Labour’s Phillipson also revealed that a company linked to Keegan’s husband received £1m from a schools’ rebuilding fund, which “appears to be a gross conflict of interest.” With no fewer than 10 secretaries of state for education in the last 13 years, Sky News’s Adam Boulton asks: “Would another one now make much difference to the state of schools?”
The RAAC problem will only get worse
Prime Minister’s Questions on 6 September were predictably acrimonious, with Labour leader Keir Starmer likening the government to “cowboy builders”, while PM Rishi Sunak insisted the government acted “decisively” and called Starmer “Captain Hindsight.”
Starmer voiced what many are probably thinking: “The truth is this crisis is the inevitable result of 13 years of cutting corners, botched jobs, sticking-plaster politics.” Former MP Rory Stewart commented: “You couldn’t run a fish and chip shop the way the British government” is operating.
The government has now published a list of 147 schools known to be affected by RAAC, mainly in Essex and Kent; over 100 are in Tory constituencies. This list will almost certainly grow over the coming days and weeks.
It’s not only schools that are affected either: hospitals and care homes were also built using RAAC and NHS England has warned hospitals to be ready to evacuate if the buildings start to collapse.

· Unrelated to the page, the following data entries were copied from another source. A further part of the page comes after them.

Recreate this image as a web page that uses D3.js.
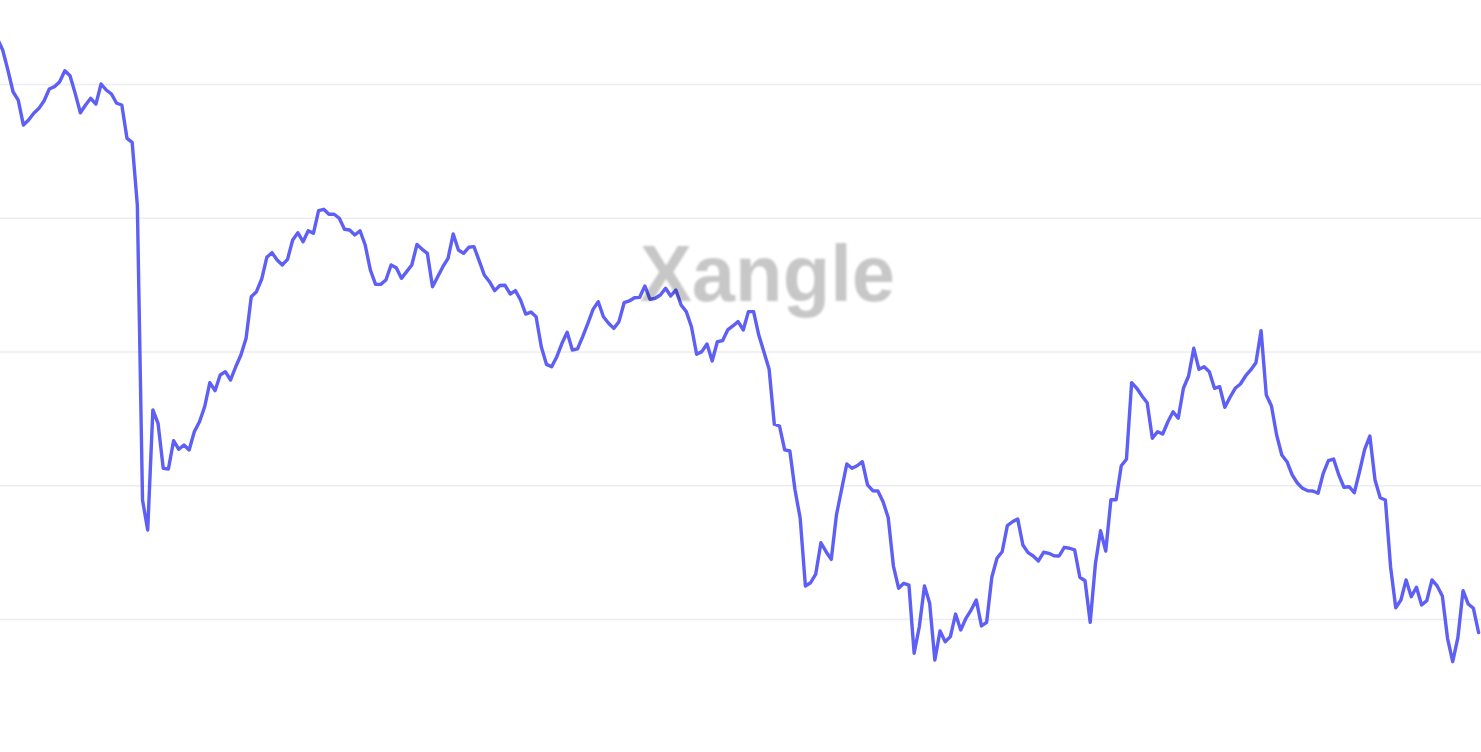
<!DOCTYPE html>
<html>
<head>
<meta charset="utf-8">
<script src="https://cdn.jsdelivr.net/npm/d3@7"></script>
<style>
  html, body { margin: 0; padding: 0; background: #ffffff; overflow: hidden; }
  svg { display: block; }
</style>
</head>
<body>
<svg id="chart" width="1481" height="752"></svg>
<script>
// Series values (one per day, oldest first)
const seriesValues = [
  53.36, 52.54, 51.05, 49.42, 48.80, 46.93, 47.31, 47.81, 48.18, 48.75,
  49.63, 49.80, 50.17, 50.99, 50.62, 49.30, 47.85, 48.43, 48.93, 48.50,
  50.00, 49.55, 49.25, 48.56, 48.43, 45.94, 45.64, 40.95, 18.90, 16.65,
  25.63, 24.63, 21.27, 21.21, 23.33, 22.69, 23.01, 22.64, 24.00, 24.75,
  25.87, 27.67, 27.07, 28.24, 28.49, 27.87, 28.86, 29.74, 30.99, 34.10,
  34.47, 35.40, 37.04, 37.39, 36.84, 36.47, 36.89, 38.34, 38.88, 38.21,
  39.03, 38.84, 40.53, 40.63, 40.26, 40.26, 39.96, 39.14, 39.08, 38.71,
  39.03, 37.96, 36.09, 35.02, 35.02, 35.35, 36.47, 36.27, 35.47, 35.97,
  36.47, 38.01, 37.64, 37.34, 34.84, 35.59, 36.34, 36.97, 38.79, 37.59,
  37.34, 37.79, 37.84, 36.79, 35.72, 35.22, 34.55, 34.93, 34.95, 34.30,
  34.55, 33.85, 32.80, 32.95, 32.60, 30.36, 29.04, 28.86, 29.61, 30.61,
  31.44, 30.11, 30.19, 31.11, 32.11, 33.15, 33.72, 32.60, 32.11, 31.73,
  32.23, 33.65, 33.78, 34.02, 34.05, 34.90, 33.90, 33.98, 34.22, 34.73,
  34.15, 34.60, 33.48, 32.98, 31.85, 29.79, 29.99, 30.56, 29.29, 30.73,
  30.81, 31.61, 31.91, 32.23, 31.61, 32.98, 32.98, 31.23, 29.96, 28.67,
  24.56, 24.43, 22.64, 22.56, 19.64, 17.53, 12.47, 12.71, 13.36, 15.70,
  15.03, 14.46, 17.78, 19.70, 21.59, 21.27, 21.46, 21.76, 20.02, 19.59,
  19.57, 18.77, 17.57, 13.96, 12.30, 12.67, 12.54, 7.44, 9.42, 12.47,
  11.17, 6.93, 9.10, 8.30, 8.68, 10.37, 9.18, 10.05, 10.67, 11.42,
  9.48, 9.75, 13.12, 14.54, 15.03, 16.98, 17.27, 17.48, 15.53, 14.96,
  14.71, 14.34, 14.99, 14.91, 14.73, 14.71, 15.36, 15.29, 15.16, 13.12,
  12.86, 9.75, 14.11, 16.60, 15.08, 18.92, 18.92, 21.46, 21.94, 27.67,
  27.25, 26.67, 26.17, 23.51, 24.00, 23.83, 24.75, 25.50, 25.01, 27.25,
  28.17, 30.24, 28.67, 28.86, 28.49, 27.25, 27.37, 25.83, 26.58, 27.25,
  27.57, 28.17, 28.62, 29.16, 31.56, 26.75, 25.93, 23.76, 22.26, 21.76,
  20.77, 20.17, 19.77, 19.59, 19.57, 19.40, 20.89, 21.84, 21.96, 20.77,
  19.85, 19.89, 19.44, 21.01, 22.69, 23.68, 20.39, 19.07, 18.90, 13.91,
  10.84, 11.42, 12.92, 11.67, 12.37, 11.05, 11.37, 12.92, 12.47, 11.72,
  8.56, 6.81, 8.60, 12.12, 11.12, 10.80, 8.98
];

// Horizontal gridline values
const gridTicks = [10, 20, 30, 40, 50];

// Watermark text
const watermarkText = "Xangle";

const W = 1481, H = 752;
const svg = d3.select("#chart");

const x = d3.scaleLinear()
  .domain([0, seriesValues.length - 1])
  .range([-2.48, 1478.6]);

const y = d3.scaleLinear()
  .domain([0, 56.28])
  .range([752.75, 0]);

// Gridlines via axis
const gridAxis = d3.axisLeft(y)
  .tickValues(gridTicks)
  .tickSize(-W)
  .tickFormat("");

const g = svg.append("g")
  .call(gridAxis);
g.select(".domain").remove();
g.selectAll(".tick line")
  .attr("stroke", "#ececf2")
  .attr("stroke-width", 1.3);

// Line
const line = d3.line()
  .x((d, i) => x(i))
  .y(d => y(d));

svg.append("path")
  .datum(seriesValues)
  .attr("fill", "none")
  .attr("stroke", "#5d5ff5")
  .attr("stroke-width", 3.4)
  .attr("stroke-linejoin", "round")
  .attr("stroke-linecap", "round")
  .attr("d", line);

// Watermark (on top, translucent)
const defs = svg.append("defs");
defs.append("filter").attr("id", "wmblur")
  .append("feGaussianBlur").attr("stdDeviation", 0.9);

svg.append("text")
  .attr("x", 640)
  .attr("y", 301)
  .attr("font-family", "'Liberation Sans', Arial, sans-serif")
  .attr("font-weight", "bold")
  .attr("font-size", 80)
  .attr("textLength", 255)
  .attr("lengthAdjust", "spacingAndGlyphs")
  .attr("fill", "#000")
  .attr("fill-opacity", 0.22)
  .attr("filter", "url(#wmblur)")
  .text(watermarkText);
</script>
</body>
</html>
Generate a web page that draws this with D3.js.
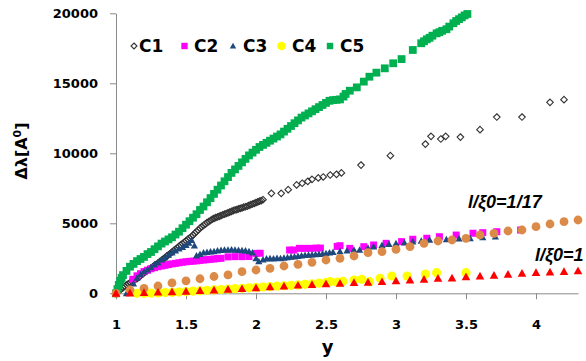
<!DOCTYPE html>
<html><head><meta charset="utf-8">
<script src="https://cdn.jsdelivr.net/npm/d3@7/dist/d3.min.js"></script>
<style>body{margin:0;background:#fff}svg{display:block}</style>
</head><body>
<script>
// ---- data ----
const xTicks = [1, 1.5, 2, 2.5, 3, 3.5, 4];
const yTicks = [0, 5000, 10000, 15000, 20000];
const seriesNames = ["C1", "C2", "C3", "C4", "C5"];

const c1X = [1.0,1.0125,1.025,1.0375,1.05,1.0625,1.075,1.0875,1.1,1.1125,1.125,1.1375,1.15,1.1625,1.175,1.1875,1.2,1.2125,1.225,1.2375,1.25,1.2625,1.275,1.2875,1.3,1.3125,1.325,1.3375,1.35,1.3625,1.375,1.3875,1.4,1.4125,1.425,1.4375,1.45,1.4625,1.475,1.4875,1.5,1.5125,1.525,1.5375,1.55,1.5625,1.575,1.5875,1.6,1.6125,1.625,1.6375,1.65,1.6625,1.675,1.6875,1.7,1.7125,1.725,1.7375,1.75,1.7625,1.775,1.7875,1.8,1.8125,1.825,1.8375,1.85,1.8625,1.875,1.8875,1.9,1.9125,1.925,1.9375,1.95,1.9625,1.975,1.9875,2.0,2.0125,2.025,2.0375,2.05,2.11,2.18,2.23,2.29,2.33,2.37,2.4,2.445,2.48,2.53,2.575,2.61,2.75,2.96,3.21,3.25,3.32,3.355,3.46,3.6,3.72,3.9,4.1,4.2];
const c1Y = [0,110,200,310,400,490,600,670,750,840,900,990,1050,1140,1250,1360,1450,1540,1650,1730,1800,1890,2000,2070,2150,2260,2350,2440,2550,2660,2750,2840,2950,3060,3150,3240,3350,3460,3550,3640,3750,3860,3950,4040,4150,4290,4400,4520,4650,4760,4850,4940,5050,5120,5200,5290,5350,5410,5450,5500,5550,5610,5650,5700,5750,5800,5850,5910,5950,5980,6030,6070,6100,6150,6180,6220,6280,6330,6380,6420,6480,6530,6580,6620,6680,7140,7140,7400,7740,7860,8000,8140,8240,8310,8450,8500,8600,9160,9830,10660,11210,11020,11210,11160,11690,12590,12590,13640,13830];

const c2X = [1.12,1.15,1.175,1.2,1.225,1.25,1.275,1.3,1.325,1.35,1.375,1.4,1.425,1.45,1.475,1.5,1.525,1.55,1.575,1.6,1.625,1.65,1.675,1.7,1.725,1.75,1.8,1.85,1.9,1.95,2.0,2.03,2.24,2.27,2.31,2.35,2.39,2.43,2.46,2.58,2.6,2.67,2.77,2.84,2.93,3.04,3.12,3.22,3.31,3.43,3.55,3.62,3.72,3.89];
const c2Y = [1000,1250,1400,1550,1650,1750,1830,1900,1950,2000,2050,2100,2140,2180,2220,2250,2280,2300,2320,2350,2380,2400,2430,2450,2480,2500,2600,2620,2620,2630,2850,2860,3090,3090,3210,3210,3210,3230,3230,3350,3400,3210,3330,3450,3570,3690,3860,3930,4040,4160,4290,4330,4400,4520];

const c3X = [1.075,1.1,1.125,1.15,1.175,1.2,1.225,1.25,1.275,1.3,1.325,1.35,1.375,1.4,1.425,1.45,1.475,1.5,1.52,1.54,1.56,1.575,1.6,1.625,1.65,1.675,1.7,1.725,1.75,1.775,1.8,1.825,1.85,1.875,1.9,1.925,1.95,1.975,2.0,2.02,2.05,2.075,2.1,2.125,2.15,2.175,2.2,2.225,2.25,2.275,2.3,2.325,2.35,2.375,2.4,2.425,2.45,2.475,2.5,2.525,2.55,2.6,2.65,2.7,2.74,2.8,2.84,2.9,2.95,3.0,3.06,3.12,3.18,3.24,3.3,3.36,3.45,3.53,3.62,3.71];
const c3Y = [0,240,700,1100,1350,1550,1700,1850,2050,2200,2400,2550,2750,2900,3050,3200,3300,3450,3600,3800,3400,2700,2800,2900,2950,2980,3000,3050,3080,3100,3100,3120,3100,3080,3060,3050,3000,2900,2500,2280,2400,2480,2500,2480,2520,2500,2530,2560,2600,2620,2660,2700,2720,2740,2760,2780,2800,2820,2850,2900,2950,3000,3050,3100,3100,3250,3330,3450,3520,3570,3620,3690,3750,3810,3830,3860,3900,3930,4000,4040];

const c4X = [1.15,1.2,1.25,1.3,1.35,1.4,1.45,1.5,1.55,1.6,1.65,1.7,1.75,1.8,1.85,1.9,1.95,2.0,2.05,2.1,2.15,2.2,2.25,2.3,2.35,2.4,2.45,2.5,2.53,2.58,2.62,2.7,2.755,2.81,2.886,2.97,3.08,3.21,3.29,3.5];
const c4Y = [0,0,10,30,50,70,90,120,150,180,210,240,270,300,330,360,390,420,450,480,510,540,570,600,640,680,720,770,830,800,850,950,1000,830,1070,1236,1236,1380,1470,1470];

const c5X = [1.0,1.01,1.02,1.03,1.04,1.05,1.075,1.1,1.125,1.15,1.175,1.2,1.225,1.25,1.275,1.3,1.325,1.35,1.375,1.4,1.425,1.45,1.475,1.5,1.525,1.55,1.575,1.6,1.625,1.65,1.675,1.7,1.725,1.75,1.775,1.8,1.825,1.85,1.875,1.9,1.925,1.95,1.975,2.0,2.025,2.05,2.075,2.1,2.125,2.15,2.175,2.2,2.225,2.25,2.275,2.3,2.325,2.35,2.375,2.4,2.425,2.45,2.475,2.5,2.525,2.55,2.575,2.6,2.625,2.64,2.67,2.72,2.77,2.81,2.86,2.92,2.98,3.04,3.12,3.18,3.2,3.22,3.24,3.26,3.29,3.31,3.33,3.36,3.38,3.41,3.43,3.45,3.47,3.49,3.51];
const c5Y = [0,300,600,900,1100,1300,1600,1900,2100,2300,2450,2600,2800,2950,3150,3350,3550,3700,3850,4000,4200,4400,4650,4900,5150,5400,5650,5950,6200,6500,6800,7100,7400,7700,8000,8300,8600,8850,9100,9350,9600,9850,10050,10250,10450,10600,10750,10900,11050,11200,11350,11550,11750,11950,12150,12350,12550,12700,12850,13000,13150,13300,13450,13600,13750,13800,13820,13850,14050,14240,14470,14710,15120,15470,15760,16070,16430,16730,17380,17860,18000,18140,18250,18400,18570,18650,18750,18860,19050,19290,19450,19580,19710,19850,19950];

// l/xi0 = 1/17 (orange) and l/xi0 = 1 (red)
const ratioX = [1.0,1.1,1.2,1.3,1.4,1.5,1.6,1.7,1.8,1.9,2.0,2.1,2.2,2.3,2.4,2.5,2.6,2.7,2.8,2.9,3.0,3.1,3.2,3.3,3.4,3.5,3.6,3.7,3.8,3.9,4.0,4.1,4.2,4.3];
const r17Y = [0,236,357,521,740,890,1040,1200,1310,1543,1664,1786,1950,2071,2214,2379,2500,2664,2900,2971,3143,3330,3571,3736,3807,3930,4164,4286,4450,4521,4757,4950,5114,5236];
const r1Y  = [0,20,50,80,110,150,190,240,280,330,400,460,520,580,630,670,720,760,790,830,900,950,1000,1070,1090,1170,1240,1290,1360,1420,1480,1520,1560,1610];

// ---- chart ----
const W = 586, H = 361;
const svg = d3.select("body").append("svg").attr("width", W).attr("height", H);
svg.append("rect").attr("width", W).attr("height", H).attr("fill", "#fff");

const x = d3.scaleLinear().domain([1, 4.3]).range([116, 578]);
const y = d3.scaleLinear().domain([0, 20000]).range([293.3, 13.3]);

const tickFont = "'DejaVu Sans', sans-serif";
const axisColor = "#8a8a8a";

const gx = svg.append("g").attr("transform", `translate(0,${y(0)})`)
  .call(d3.axisBottom(x).tickValues(xTicks).tickSize(6).tickSizeOuter(0).tickFormat(d3.format("")));
gx.select(".domain").attr("stroke", axisColor);
gx.selectAll(".tick line").attr("stroke", axisColor);
gx.selectAll(".tick text").attr("y", 36).attr("dy", 0)
  .attr("font-family", tickFont).attr("font-weight", "bold").attr("font-size", 13).attr("fill", "#000");

const gy = svg.append("g").attr("transform", `translate(${x(1)},0)`)
  .call(d3.axisLeft(y).tickValues(yTicks).tickSize(6).tickSizeOuter(0).tickFormat(d3.format("d")));
gy.select(".domain").attr("stroke", axisColor);
gy.selectAll(".tick line").attr("stroke", axisColor);
gy.selectAll(".tick text").attr("x", -18).attr("dy", "0.36em")
  .attr("font-family", tickFont).attr("font-weight", "bold").attr("font-size", 13).attr("fill", "#000");

// marker shapes
const shapes = {
  diamond: s => `M0,${-s}L${s},0L0,${s}L${-s},0Z`,
  square: s => `M${-s},${-s}H${s}V${s}H${-s}Z`,
  triangle: s => `M0,${-s}L${s},${s*0.8}L${-s},${s*0.8}Z`,
};

function plot(xs, ys, opt) {
  const data = xs.map((v, i) => [v, ys[i]]);
  const g = svg.append("g");
  if (opt.shape === "circle") {
    g.selectAll("circle").data(data).join("circle")
      .attr("cx", d => x(d[0])).attr("cy", d => y(d[1])).attr("r", opt.size)
      .attr("fill", opt.fill).attr("stroke", opt.stroke || "none");
  } else {
    g.selectAll("path").data(data).join("path")
      .attr("transform", d => `translate(${x(d[0])},${y(d[1])})`)
      .attr("d", shapes[opt.shape](opt.size))
      .attr("fill", opt.fill).attr("stroke", opt.stroke || "none")
      .attr("stroke-width", opt.sw || 1);
  }
}

const styles = {
  C1: {shape: "diamond", size: 3.3, fill: "none", stroke: "#333", sw: 1.1},
  C2: {shape: "square", size: 3.5, fill: "#ff00ff"},
  C3: {shape: "triangle", size: 3.6, fill: "#1f497d"},
  C4: {shape: "circle", size: 4.6, fill: "#ffff00"},
  C5: {shape: "square", size: 3.9, fill: "#00b050"},
};

plot(c1X, c1Y, styles.C1);
plot(c2X, c2Y, styles.C2);
plot(c3X, c3Y, styles.C3);
plot(c4X, c4Y, styles.C4);
plot(c5X, c5Y, styles.C5);
plot(ratioX, r17Y, {shape: "circle", size: 4.4, fill: "#dc8a48"});
plot(ratioX, r1Y, {shape: "triangle", size: 4.3, fill: "#ff0000"});

// legend
const legendPos = [[134, 139], [184.5, 194], [233, 243], [281.5, 292], [330, 340]];
const lg = svg.append("g");
seriesNames.forEach((name, i) => {
  const st = styles[name];
  const [mx, tx] = legendPos[i];
  const cy = 46;
  if (st.shape === "circle") {
    lg.append("circle").attr("cx", mx).attr("cy", cy).attr("r", 4.3).attr("fill", st.fill);
  } else {
    lg.append("path").attr("transform", `translate(${mx},${cy})`)
      .attr("d", shapes[st.shape](st.shape === "diamond" ? 3 : 3.2))
      .attr("fill", st.fill).attr("stroke", st.stroke || "none").attr("stroke-width", st.sw || 1);
  }
  lg.append("text").attr("x", tx).attr("y", 52.3).text(name)
    .attr("font-family", tickFont).attr("font-weight", "bold").attr("font-size", 17).attr("fill", "#000");
});

// axis titles
svg.append("text").attr("x", 327.5).attr("y", 353).attr("text-anchor", "middle")
  .attr("font-family", tickFont).attr("font-weight", "bold").attr("font-size", 18).text("y");

const yt = svg.append("text").attr("transform", "translate(27,151) rotate(-90)")
  .attr("text-anchor", "middle").attr("font-family", tickFont).attr("font-weight", "bold").attr("font-size", 16);
yt.append("tspan").text("Δλ[A");
yt.append("tspan").attr("font-size", 11).attr("dy", -6).text("0");
yt.append("tspan").attr("dy", 6).text("]");

// annotations
const annFont = "'Liberation Sans', Arial, sans-serif";
svg.append("text").attr("x", 468).attr("y", 207.5)
  .attr("font-family", annFont).attr("font-weight", "bold").attr("font-style", "italic").attr("font-size", 18)
  .text("l/ξ0=1/17");
svg.append("text").attr("x", 535).attr("y", 261)
  .attr("font-family", annFont).attr("font-weight", "bold").attr("font-style", "italic").attr("font-size", 18)
  .text("l/ξ0=1");
</script>
</body></html>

Just one symptom of government collapse
If you look more widely though, the RAAC crisis is only one of many affecting the UK, most of which have arisen because of government incompetence. Inflation, high energy prices, increased mortgage rates, the NHS on its knees, sewage in the sea and rivers: the British economy and wider infrastructure are all at risk and the public are the ones who suffer.
Many of these problems arise because of short-termism and lack of planning. This applied to Covid, where the government was woefully unprepared, and applies to the RAAC issue.
Starmer put his finger on it when he said:
“Many people across the country are getting pretty weary of a government that has now been in power for 13 years, saying in answer to any question about their own failure, it’s not our fault, we couldn’t have done anything. Are they seriously saying to the country, that in 13 years, they couldn’t have done anything about their failures?”
“The cowboys are running the country” indeed. The country deserves better.